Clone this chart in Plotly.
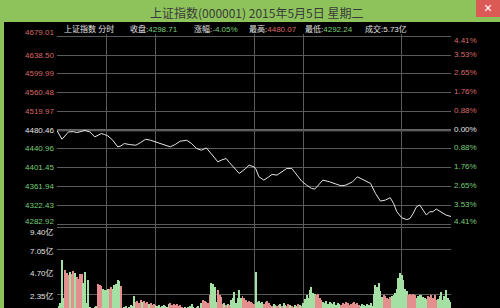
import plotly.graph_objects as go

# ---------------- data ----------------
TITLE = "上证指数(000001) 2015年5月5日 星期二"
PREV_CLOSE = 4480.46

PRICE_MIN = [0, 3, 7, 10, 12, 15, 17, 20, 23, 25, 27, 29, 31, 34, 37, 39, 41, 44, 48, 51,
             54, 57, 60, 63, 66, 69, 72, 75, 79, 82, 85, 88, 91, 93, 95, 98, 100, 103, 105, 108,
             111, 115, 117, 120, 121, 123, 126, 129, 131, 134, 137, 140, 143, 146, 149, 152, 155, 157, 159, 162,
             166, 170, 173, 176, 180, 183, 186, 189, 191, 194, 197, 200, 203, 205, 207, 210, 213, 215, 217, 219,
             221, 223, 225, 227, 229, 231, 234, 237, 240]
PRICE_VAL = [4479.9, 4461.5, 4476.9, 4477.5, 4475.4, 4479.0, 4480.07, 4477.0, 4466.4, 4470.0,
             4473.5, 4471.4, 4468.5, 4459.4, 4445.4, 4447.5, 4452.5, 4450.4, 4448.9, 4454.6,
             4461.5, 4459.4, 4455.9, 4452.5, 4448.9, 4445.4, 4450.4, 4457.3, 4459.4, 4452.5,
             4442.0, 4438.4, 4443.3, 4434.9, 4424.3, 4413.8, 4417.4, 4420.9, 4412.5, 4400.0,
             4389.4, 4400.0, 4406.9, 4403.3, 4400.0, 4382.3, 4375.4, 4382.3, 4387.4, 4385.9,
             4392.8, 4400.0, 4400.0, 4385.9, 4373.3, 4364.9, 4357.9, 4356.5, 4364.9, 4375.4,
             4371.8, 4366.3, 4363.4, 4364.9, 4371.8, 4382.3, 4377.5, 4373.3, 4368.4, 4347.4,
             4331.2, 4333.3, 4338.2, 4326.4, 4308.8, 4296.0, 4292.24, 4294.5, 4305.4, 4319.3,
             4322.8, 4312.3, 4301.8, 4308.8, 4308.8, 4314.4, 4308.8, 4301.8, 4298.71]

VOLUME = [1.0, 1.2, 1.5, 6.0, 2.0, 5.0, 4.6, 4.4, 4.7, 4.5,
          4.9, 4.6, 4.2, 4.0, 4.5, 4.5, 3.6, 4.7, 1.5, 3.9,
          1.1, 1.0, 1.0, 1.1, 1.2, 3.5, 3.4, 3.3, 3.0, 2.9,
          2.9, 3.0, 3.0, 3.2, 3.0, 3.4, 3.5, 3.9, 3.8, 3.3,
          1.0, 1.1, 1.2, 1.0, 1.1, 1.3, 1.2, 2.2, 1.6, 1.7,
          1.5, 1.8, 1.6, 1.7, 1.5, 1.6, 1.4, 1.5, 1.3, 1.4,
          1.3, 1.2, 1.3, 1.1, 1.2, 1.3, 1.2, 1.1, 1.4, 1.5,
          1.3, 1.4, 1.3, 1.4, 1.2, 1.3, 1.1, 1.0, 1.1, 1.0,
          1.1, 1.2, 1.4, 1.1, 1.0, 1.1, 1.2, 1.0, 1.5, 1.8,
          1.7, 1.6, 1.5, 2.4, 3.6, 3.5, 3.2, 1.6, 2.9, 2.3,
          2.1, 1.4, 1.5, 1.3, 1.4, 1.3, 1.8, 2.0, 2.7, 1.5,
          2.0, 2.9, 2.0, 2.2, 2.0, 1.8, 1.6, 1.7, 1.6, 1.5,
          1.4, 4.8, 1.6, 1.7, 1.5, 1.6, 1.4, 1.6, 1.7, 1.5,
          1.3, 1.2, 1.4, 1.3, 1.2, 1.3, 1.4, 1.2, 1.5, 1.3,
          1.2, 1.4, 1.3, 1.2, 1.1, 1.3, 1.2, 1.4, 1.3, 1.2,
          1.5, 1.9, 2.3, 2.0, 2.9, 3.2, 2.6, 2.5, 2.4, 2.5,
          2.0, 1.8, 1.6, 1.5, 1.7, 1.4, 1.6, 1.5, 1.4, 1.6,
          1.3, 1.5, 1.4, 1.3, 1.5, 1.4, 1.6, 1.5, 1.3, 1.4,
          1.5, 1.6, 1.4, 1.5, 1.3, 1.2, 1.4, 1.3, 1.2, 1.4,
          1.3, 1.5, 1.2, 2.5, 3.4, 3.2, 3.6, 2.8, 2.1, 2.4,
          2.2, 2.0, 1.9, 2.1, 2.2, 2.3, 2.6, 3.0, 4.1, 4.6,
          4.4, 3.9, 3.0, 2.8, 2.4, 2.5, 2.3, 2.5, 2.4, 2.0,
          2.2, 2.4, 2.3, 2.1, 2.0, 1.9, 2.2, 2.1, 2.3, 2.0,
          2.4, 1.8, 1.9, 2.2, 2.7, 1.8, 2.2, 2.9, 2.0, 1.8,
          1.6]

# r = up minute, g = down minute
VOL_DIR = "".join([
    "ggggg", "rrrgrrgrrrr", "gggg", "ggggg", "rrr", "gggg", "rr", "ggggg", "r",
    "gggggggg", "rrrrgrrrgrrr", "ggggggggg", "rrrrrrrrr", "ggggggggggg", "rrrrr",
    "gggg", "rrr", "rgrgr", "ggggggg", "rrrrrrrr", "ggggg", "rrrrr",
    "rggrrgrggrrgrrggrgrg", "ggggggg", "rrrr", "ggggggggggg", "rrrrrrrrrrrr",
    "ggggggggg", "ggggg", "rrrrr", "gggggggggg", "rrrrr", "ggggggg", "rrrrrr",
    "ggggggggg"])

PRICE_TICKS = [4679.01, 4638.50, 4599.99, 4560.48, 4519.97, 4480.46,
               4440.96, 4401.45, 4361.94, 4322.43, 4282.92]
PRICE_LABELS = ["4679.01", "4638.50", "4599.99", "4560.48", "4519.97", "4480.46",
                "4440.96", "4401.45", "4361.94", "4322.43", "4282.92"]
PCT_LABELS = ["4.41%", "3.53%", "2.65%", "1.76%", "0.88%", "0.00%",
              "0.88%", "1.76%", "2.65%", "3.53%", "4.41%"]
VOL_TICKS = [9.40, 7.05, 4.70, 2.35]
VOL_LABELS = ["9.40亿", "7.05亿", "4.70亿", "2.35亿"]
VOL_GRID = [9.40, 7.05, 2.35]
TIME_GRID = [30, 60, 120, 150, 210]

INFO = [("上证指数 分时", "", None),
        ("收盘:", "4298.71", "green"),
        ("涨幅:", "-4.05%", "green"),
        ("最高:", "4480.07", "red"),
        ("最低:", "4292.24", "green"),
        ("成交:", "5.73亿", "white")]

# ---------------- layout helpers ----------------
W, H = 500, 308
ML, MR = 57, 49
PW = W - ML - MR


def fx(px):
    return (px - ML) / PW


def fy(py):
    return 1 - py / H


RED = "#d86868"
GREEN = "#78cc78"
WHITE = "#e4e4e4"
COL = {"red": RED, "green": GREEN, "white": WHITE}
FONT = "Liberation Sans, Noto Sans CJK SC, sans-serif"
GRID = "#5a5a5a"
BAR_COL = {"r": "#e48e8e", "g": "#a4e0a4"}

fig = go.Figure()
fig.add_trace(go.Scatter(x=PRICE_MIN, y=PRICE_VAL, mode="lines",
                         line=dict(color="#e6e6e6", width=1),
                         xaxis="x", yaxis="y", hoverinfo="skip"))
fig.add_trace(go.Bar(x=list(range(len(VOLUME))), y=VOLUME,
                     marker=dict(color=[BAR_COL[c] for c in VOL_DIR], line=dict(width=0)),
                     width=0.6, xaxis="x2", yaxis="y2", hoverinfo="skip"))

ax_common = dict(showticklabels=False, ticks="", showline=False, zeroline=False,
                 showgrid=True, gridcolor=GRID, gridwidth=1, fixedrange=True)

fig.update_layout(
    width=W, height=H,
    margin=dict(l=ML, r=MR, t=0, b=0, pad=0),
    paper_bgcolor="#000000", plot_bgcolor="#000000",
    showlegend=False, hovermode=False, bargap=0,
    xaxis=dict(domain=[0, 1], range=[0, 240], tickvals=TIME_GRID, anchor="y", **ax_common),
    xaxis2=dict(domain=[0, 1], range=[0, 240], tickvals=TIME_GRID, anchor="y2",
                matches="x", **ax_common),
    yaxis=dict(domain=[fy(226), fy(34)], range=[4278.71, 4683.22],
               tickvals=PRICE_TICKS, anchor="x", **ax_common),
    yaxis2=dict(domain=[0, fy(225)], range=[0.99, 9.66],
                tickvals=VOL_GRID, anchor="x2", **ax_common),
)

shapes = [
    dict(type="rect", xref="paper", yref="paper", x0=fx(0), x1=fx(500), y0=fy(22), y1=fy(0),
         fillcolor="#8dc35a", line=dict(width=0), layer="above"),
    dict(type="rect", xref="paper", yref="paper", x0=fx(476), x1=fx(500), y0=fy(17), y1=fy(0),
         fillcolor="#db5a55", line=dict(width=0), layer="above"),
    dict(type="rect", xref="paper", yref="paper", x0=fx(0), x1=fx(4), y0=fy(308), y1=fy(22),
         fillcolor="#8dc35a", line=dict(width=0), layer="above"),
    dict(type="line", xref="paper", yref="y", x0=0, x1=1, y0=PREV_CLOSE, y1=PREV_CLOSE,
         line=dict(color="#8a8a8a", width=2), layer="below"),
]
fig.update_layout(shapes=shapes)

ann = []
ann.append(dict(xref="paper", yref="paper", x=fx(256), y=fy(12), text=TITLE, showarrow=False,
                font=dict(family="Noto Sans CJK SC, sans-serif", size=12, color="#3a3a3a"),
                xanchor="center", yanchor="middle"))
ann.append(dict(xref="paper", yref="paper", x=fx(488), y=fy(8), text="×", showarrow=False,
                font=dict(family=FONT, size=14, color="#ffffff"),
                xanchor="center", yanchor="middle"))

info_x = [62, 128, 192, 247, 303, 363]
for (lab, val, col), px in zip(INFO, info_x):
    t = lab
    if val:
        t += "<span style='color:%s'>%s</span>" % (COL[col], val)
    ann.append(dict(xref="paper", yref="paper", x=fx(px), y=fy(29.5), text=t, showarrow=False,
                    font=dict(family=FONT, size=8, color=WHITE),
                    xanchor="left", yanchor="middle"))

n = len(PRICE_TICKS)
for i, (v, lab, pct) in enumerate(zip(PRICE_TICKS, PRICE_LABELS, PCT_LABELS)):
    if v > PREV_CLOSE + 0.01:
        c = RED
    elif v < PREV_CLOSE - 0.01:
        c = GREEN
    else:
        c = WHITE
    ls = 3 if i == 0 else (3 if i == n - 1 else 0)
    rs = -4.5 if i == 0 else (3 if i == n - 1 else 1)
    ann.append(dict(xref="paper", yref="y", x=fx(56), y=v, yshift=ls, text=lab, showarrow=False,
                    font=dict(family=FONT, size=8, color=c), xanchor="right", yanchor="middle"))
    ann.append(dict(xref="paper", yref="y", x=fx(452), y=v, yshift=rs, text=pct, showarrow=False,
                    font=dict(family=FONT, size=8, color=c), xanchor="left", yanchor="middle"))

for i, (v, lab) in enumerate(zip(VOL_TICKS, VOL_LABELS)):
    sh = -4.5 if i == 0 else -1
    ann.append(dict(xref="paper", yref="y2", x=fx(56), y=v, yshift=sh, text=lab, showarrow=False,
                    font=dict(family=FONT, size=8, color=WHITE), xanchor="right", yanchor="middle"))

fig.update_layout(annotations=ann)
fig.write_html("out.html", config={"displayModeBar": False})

------------------------------------

*Request:*
Leave out the pictures and repeat exactly the lines from the start of the material through the line that contains "4308.8, 4301.8, 4298.71]", both included.

*Solution to this task:*
Clone this chart in Plotly.
import plotly.graph_objects as go

# ---------------- data ----------------
TITLE = "上证指数(000001) 2015年5月5日 星期二"
PREV_CLOSE = 4480.46

PRICE_MIN = [0, 3, 7, 10, 12, 15, 17, 20, 23, 25, 27, 29, 31, 34, 37, 39, 41, 44, 48, 51,
             54, 57, 60, 63, 66, 69, 72, 75, 79, 82, 85, 88, 91, 93, 95, 98, 100, 103, 105, 108,
             111, 115, 117, 120, 121, 123, 126, 129, 131, 134, 137, 140, 143, 146, 149, 152, 155, 157, 159, 162,
             166, 170, 173, 176, 180, 183, 186, 189, 191, 194, 197, 200, 203, 205, 207, 210, 213, 215, 217, 219,
             221, 223, 225, 227, 229, 231, 234, 237, 240]
PRICE_VAL = [4479.9, 4461.5, 4476.9, 4477.5, 4475.4, 4479.0, 4480.07, 4477.0, 4466.4, 4470.0,
             4473.5, 4471.4, 4468.5, 4459.4, 4445.4, 4447.5, 4452.5, 4450.4, 4448.9, 4454.6,
             4461.5, 4459.4, 4455.9, 4452.5, 4448.9, 4445.4, 4450.4, 4457.3, 4459.4, 4452.5,
             4442.0, 4438.4, 4443.3, 4434.9, 4424.3, 4413.8, 4417.4, 4420.9, 4412.5, 4400.0,
             4389.4, 4400.0, 4406.9, 4403.3, 4400.0, 4382.3, 4375.4, 4382.3, 4387.4, 4385.9,
             4392.8, 4400.0, 4400.0, 4385.9, 4373.3, 4364.9, 4357.9, 4356.5, 4364.9, 4375.4,
             4371.8, 4366.3, 4363.4, 4364.9, 4371.8, 4382.3, 4377.5, 4373.3, 4368.4, 4347.4,
             4331.2, 4333.3, 4338.2, 4326.4, 4308.8, 4296.0, 4292.24, 4294.5, 4305.4, 4319.3,
             4322.8, 4312.3, 4301.8, 4308.8, 4308.8, 4314.4, 4308.8, 4301.8, 4298.71]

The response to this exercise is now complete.